Criminal prosecution is rare for garden-variety underpayment. The Department of Revenue typically reserves it for cases involving deliberate fraud, repeated refusal to file, or schemes to conceal income. That said, non-compliance that starts as a simple penalty situation can escalate. Persistent failure to pay can lead to a state tax execution (essentially a lien), which attaches to your property and complicates any sale or refinancing until the debt is resolved. The Department also has authority to conduct audits that may uncover additional liabilities and trigger further penalties and interest.
Georgia and federal estimated tax rules share the same quarterly schedule but differ in key thresholds. At the federal level, you generally need to pay either 90% of the current year’s tax or 100% of last year’s tax to avoid penalties. If your adjusted gross income exceeded $150,000 the prior year ($75,000 if married filing separately), the prior-year safe harbor jumps to 110%. Georgia’s current-year threshold is just 70%, and the prior-year safe harbor stays at a flat 100% regardless of income.
The penalty rates also differ. Georgia charges a fixed 9% annually on underpayments, while the IRS uses a floating rate that adjusts quarterly based on the federal short-term rate plus 3 percentage points.
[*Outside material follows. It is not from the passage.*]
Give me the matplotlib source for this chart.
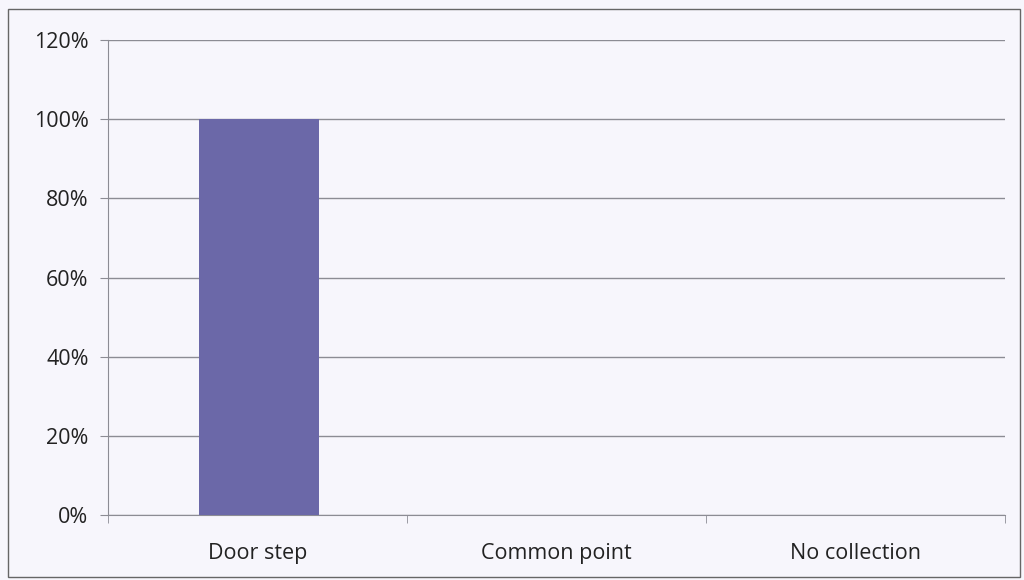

Depending on the interest rate environment, the federal rate may be higher or lower than Georgia’s fixed 9%. For 2026 estimated payments, you’ll want to check the IRS quarterly rate announcements to compare.
Because Georgia’s 70% safe harbor is more forgiving than the federal 90%, some taxpayers who are safe federally still get caught by the federal penalty while being fine in Georgia, or vice versa. Running the numbers for both levels before your first quarterly payment can prevent surprises on either return.